L’Egalité républicaine est donc le pivot du processus de déconstruction de l’humain : elle s’obtient par la « déshumanisation citoyenne » (qui fait de chaque individu un citoyen « sans distinctions ») ; elle justifie une loi universelle qui, par la contrainte, forge l’homme amoindri, citoyen du monde sans identité particulière et sans appartenance définie. L’Egalité républicaine n’est pas un droit acquis ou une valeur : c’est un processus subi d’égalisation qui a vocation à transformer les hommes en insectes sociaux indifférenciés.
Fraternité
« Fraternité» : troisième élément de la devise (« liberté*, égalité*, fraternité ») commune à la grande Loge de France, au Grand Orient de France et à la République* (Constitution art. 2).
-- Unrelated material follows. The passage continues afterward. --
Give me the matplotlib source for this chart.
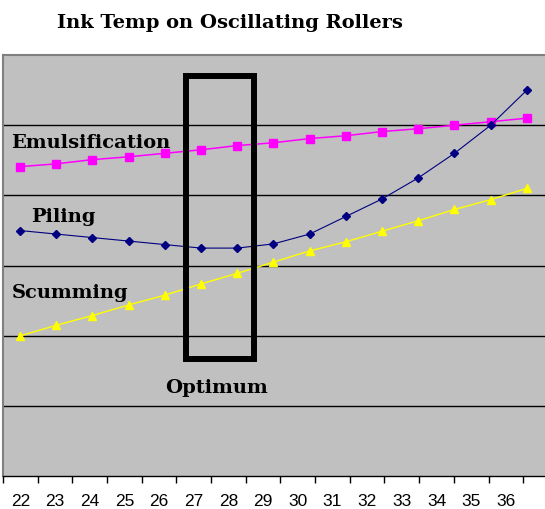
import matplotlib
matplotlib.use("Agg")
import matplotlib.pyplot as plt
from matplotlib.patches import Rectangle

# ---- data ----
temps = [22, 23, 24, 25, 26, 27, 28, 29, 30, 31, 32, 33, 34, 35, 36]
emulsification = [4.41, 4.45, 4.51, 4.55, 4.60, 4.65, 4.71, 4.75, 4.81, 4.85, 4.91, 4.95, 5.00, 5.05, 5.10]
piling = [3.50, 3.45, 3.40, 3.35, 3.30, 3.25, 3.25, 3.31, 3.45, 3.70, 3.95, 4.25, 4.60, 5.00, 5.50]
scumming = [2.00, 2.15, 2.29, 2.44, 2.58, 2.74, 2.89, 3.05, 3.21, 3.34, 3.49, 3.64, 3.80, 3.94, 4.10]
tick_labels = [str(t) for t in temps]

W, H = 545, 510
fig = plt.figure(figsize=(W / 100, H / 100), dpi=100)
fig.patch.set_facecolor("white")

left_px, right_px, top_px, bot_px = 3, 545, 56, 477.3
pos = [left_px / W, 1 - bot_px / H, (right_px - left_px) / W, (bot_px - top_px) / H]

ax = fig.add_axes(pos)
ax.set_facecolor("#C0C0C0")
x = list(range(len(temps)))
ax.plot(x, emulsification, color="#FF00FF", lw=1.1, marker="s", ms=5.2, zorder=3)
ax.plot(x, piling, color="#000080", lw=0.8, marker="D", ms=4.2, zorder=3)
ax.plot(x, scumming, color="#FFFF00", lw=1.0, marker="^", ms=6, zorder=3)
ax.set_xlim(-0.47, 14.5)
ax.set_ylim(0, 6)
ax.set_yticks([1, 2, 3, 4, 5])
ax.yaxis.grid(True, color="black", lw=1.0)
ax.set_axisbelow(True)
ax.tick_params(axis="y", length=0, labelleft=False)
ax.tick_params(axis="x", length=0, labelbottom=False)
for s in ["top", "left"]:
    ax.spines[s].set_color("#808080")
    ax.spines[s].set_linewidth(1.5)
ax.spines["right"].set_visible(False)
ax.spines["bottom"].set_color("black")
ax.spines["bottom"].set_linewidth(1.0)

# optimum box
ax.add_patch(Rectangle((4.59, 1.67), 6.46 - 4.59, 5.70 - 1.67, fill=False,
                       edgecolor="black", lw=4.3, zorder=4, clip_on=False))

# category axis overlay
axc = fig.add_axes(pos, frameon=False)
axc.patch.set_alpha(0)
axc.set_xlim(-0.5, -0.5 + (right_px - 2.7) / 34.7)
axc.set_ylim(0, 1)
axc.set_xticks(x)
axc.set_xticklabels(tick_labels, fontfamily="Liberation Sans", fontsize=12.5)
axc.set_xticks([i - 0.5 for i in range(len(temps) + 1)], minor=True)
axc.tick_params(axis="x", which="major", length=0, pad=12)
axc.tick_params(axis="x", which="minor", length=5, width=1, color="black")
axc.set_yticks([])

serif = dict(fontfamily="DejaVu Serif", fontweight="bold", color="black")
fs = 14.0
fig.text(229.5 / W, 1 - 28.3 / H, "Ink Temp on Oscillating Rollers", ha="center", va="baseline", fontsize=fs, **serif)
fig.text(11 / W, 1 - 148.3 / H, "Emulsification", ha="left", va="baseline", fontsize=fs, **serif)
fig.text(30.7 / W, 1 - 222.5 / H, "Piling", ha="left", va="baseline", fontsize=fs, **serif)
fig.text(11.7 / W, 1 - 298 / H, "Scumming", ha="left", va="baseline", fontsize=fs, **serif)
fig.text(217 / W, 1 - 393 / H, "Optimum", ha="center", va="baseline", fontsize=fs, **serif)

fig.savefig("out.png", dpi=100, facecolor="white")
Le concept suggère un lien de parenté entre « frères », donc une relation de solidarité entre gens de même lignée*.
Cependant, la République se refuse officiellement à « distinguer » les lignées et ne reconnaît que des citoyens* indifférenciés et des non citoyens. Pour la République, la fraternité ramène donc à la solidarité entre citoyens « sans distinctions », voire, le plus souvent, à la solidarité envers « l’Homme » en général (d’où cette France « terre d’asile »).
Le concept de Fraternité n’est donc pas un vecteur d’affirmation des origines ancestrales et des liens du sang, ce qu’il aurait pu être, mais une contrainte morale qui ouvre l’individu au monde, le dissocie de ses « frères » et de sa lignée, lui imposant bientôt l’accueil des « migrants » comme l’ouverture à « l’Autre ». L’homme amoindri et dénaturé, sans identité, sans lignée et sans frontières, simple unité solidaire d’un tout global (l’humanité) devient ainsi, grâce à une fraternité universelle obligée, un « citoyen du monde ».
Le concept républicain de Fraternité n’exprime donc pas le lien de parenté et de solidarité entre frères et sœurs mais, par un retournement étonnant, la dilution de ceux-ci dans l’universel.